— WHAT YOU ARE ASKED TO DO —
Using the listing beneath this task, count the lines with the word "that" and write only the result.

— PROVIDED RECORDS —
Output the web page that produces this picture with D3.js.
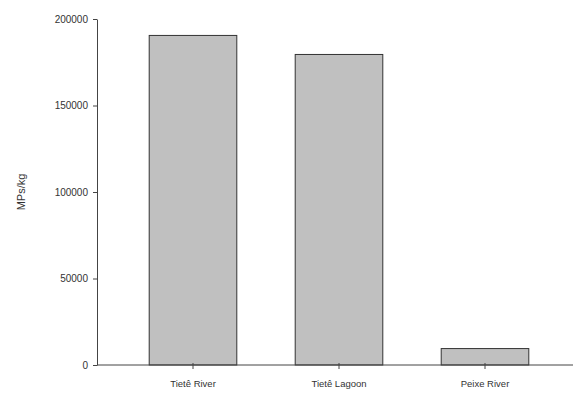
<!DOCTYPE html>
<html>
<head>
<meta charset="utf-8">
<script src="https://cdn.jsdelivr.net/npm/d3@7"></script>
<style>
  body { margin: 0; background: #fff; }
  svg { display: block; }
  text { font-family: "Liberation Sans", Arial, sans-serif; fill: #333; }
</style>
</head>
<body>
<svg id="chart" width="573" height="396"></svg>
<script>
// Microplastic concentration per site
const sites = ["Tietê River", "Tietê Lagoon", "Peixe River"];
const mpsPerKg = [190500, 179500, 9500];
const yTicks = [0, 50000, 100000, 150000, 200000];

const svg = d3.select("#chart");
const axisLeftX = 97, axisRightX = 573;
const yTop = 19, yBottom = 365;

const x = d3.scaleBand().domain(sites).range([120, 558]).paddingInner(0.4).paddingOuter(0.2);
const y = d3.scaleLinear().domain([0, 200000]).range([yBottom, yTop]);

// bars
svg.append("g").selectAll("rect")
  .data(sites.map((s, i) => ({ site: s, v: mpsPerKg[i] })))
  .join("rect")
  .attr("x", d => x(d.site))
  .attr("y", d => y(d.v))
  .attr("width", x.bandwidth())
  .attr("height", d => y(0) - y(d.v))
  .attr("fill", "#c0c0c0")
  .attr("stroke", "#333")
  .attr("stroke-width", 1);

// y axis
const yAxis = svg.append("g")
  .attr("transform", `translate(${axisLeftX},0)`)
  .call(d3.axisLeft(y).tickValues(yTicks).tickFormat(d3.format("d"))
    .tickSize(4).tickPadding(5).tickSizeOuter(0));
yAxis.select(".domain").attr("stroke", "#444");
yAxis.selectAll(".tick line").attr("stroke", "#444");
yAxis.selectAll("text").attr("font-size", 10).attr("fill", "#333");

// x axis baseline spans the full plot width
svg.append("line")
  .attr("x1", axisLeftX).attr("x2", axisRightX)
  .attr("y1", yBottom).attr("y2", yBottom)
  .attr("stroke", "#444");

const xAxis = svg.append("g")
  .attr("transform", `translate(0,${yBottom})`)
  .call(d3.axisBottom(x).tickSize(4).tickPadding(11).tickSizeOuter(0));
xAxis.select(".domain").remove();
xAxis.selectAll(".tick line").attr("stroke", "#444").attr("y1", -2);
xAxis.selectAll("text").attr("font-size", 9.5).attr("fill", "#333");

// y axis title
svg.append("text")
  .attr("transform", `translate(25,${(yTop + yBottom) / 2}) rotate(-90)`)
  .attr("text-anchor", "middle")
  .attr("font-size", 11)
  .text("MPs/kg");
</script>
</body>
</html>
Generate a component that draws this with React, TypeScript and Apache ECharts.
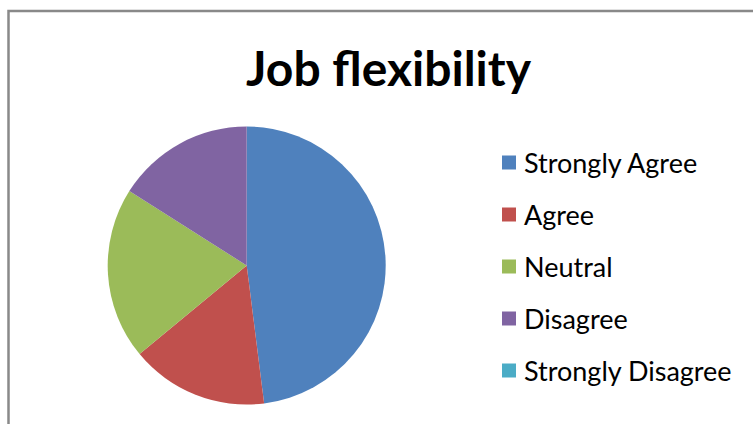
import React, { useEffect, useRef } from "react";
import * as echarts from "echarts";

const titleText = "Job flexibility";
const categories = ["Strongly Agree", "Agree", "Neutral", "Disagree", "Strongly Disagree"];
const values = [24, 8, 10, 8, 0];
const colors = ["#4F81BD", "#C0504D", "#9BBB59", "#8064A2", "#4BACC6"];

export default function App() {
  const ref = useRef<HTMLDivElement>(null);
  useEffect(() => {
    if (!ref.current) return;
    const chart = echarts.init(ref.current, undefined, { renderer: "svg" });
    chart.setOption({
      animation: false,
      backgroundColor: "#ffffff",
      color: colors,
      graphic: [
        {
          type: "rect",
          shape: { x: 8.5, y: 11, width: 800, height: 500 },
          style: { fill: "none", stroke: "#898989", lineWidth: 2.5 },
          silent: true,
          z: 0,
        },
        {
          type: "text",
          x: 388.5,
          y: 67,
          style: {
            text: titleText,
            fontFamily: "Lato",
            fontWeight: "bold",
            fontSize: 48,
            fill: "#000000",
            align: "center",
            verticalAlign: "middle",
          },
          z: 10,
        },
      ],
      legend: {
        orient: "vertical",
        left: 502,
        top: 149,
        padding: 0,
        itemWidth: 14,
        itemHeight: 14,
        itemGap: 25,
        icon: "rect",
        data: categories,
        textStyle: {
          fontFamily: "Lato",
          fontSize: 27,
          lineHeight: 27,
          color: "#000000",
          padding: [0, 0, 0, 3],
        },
        selectedMode: false,
      },
      series: [
        {
          type: "pie",
          center: [246.7, 265.5],
          radius: 139,
          startAngle: 90,
          clockwise: true,
          label: { show: false },
          labelLine: { show: false },
          emphasis: { disabled: true },
          itemStyle: { borderWidth: 0 },
          data: categories.map((c, i) => ({ name: c, value: values[i] })),
        },
      ],
    });
    return () => chart.dispose();
  }, []);
  return (
    <div
      ref={ref}
      style={{ position: "fixed", left: 0, top: 0, width: 753, height: 424 }}
    />
  );
}
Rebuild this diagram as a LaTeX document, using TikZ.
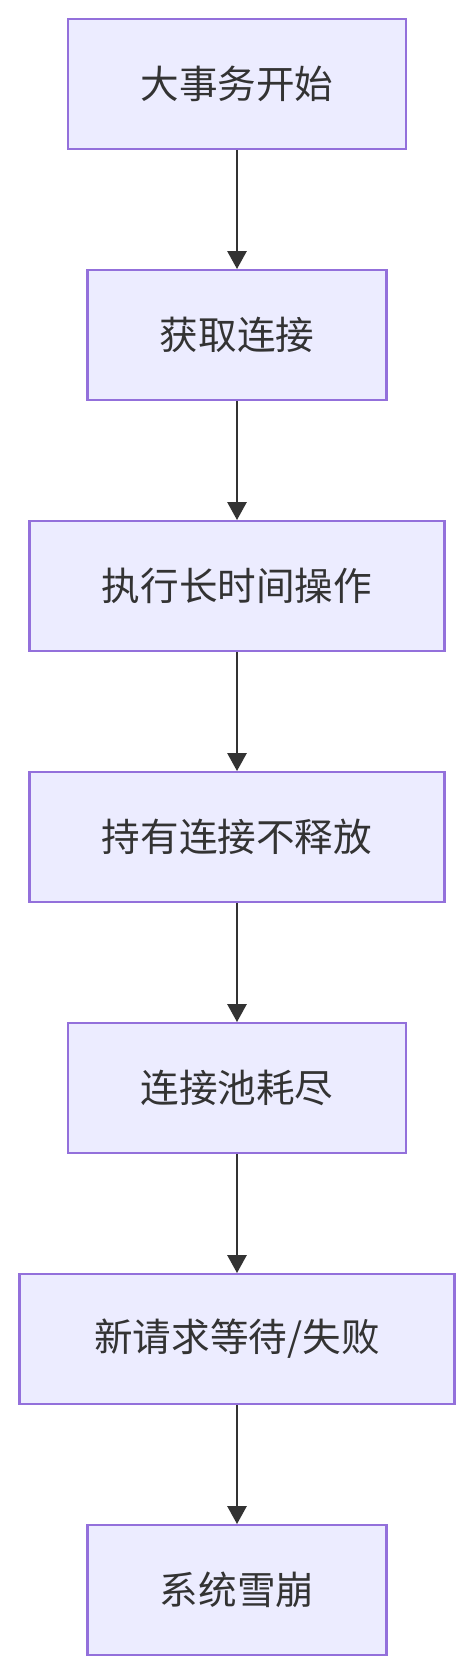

— FULL OUTPUT —
2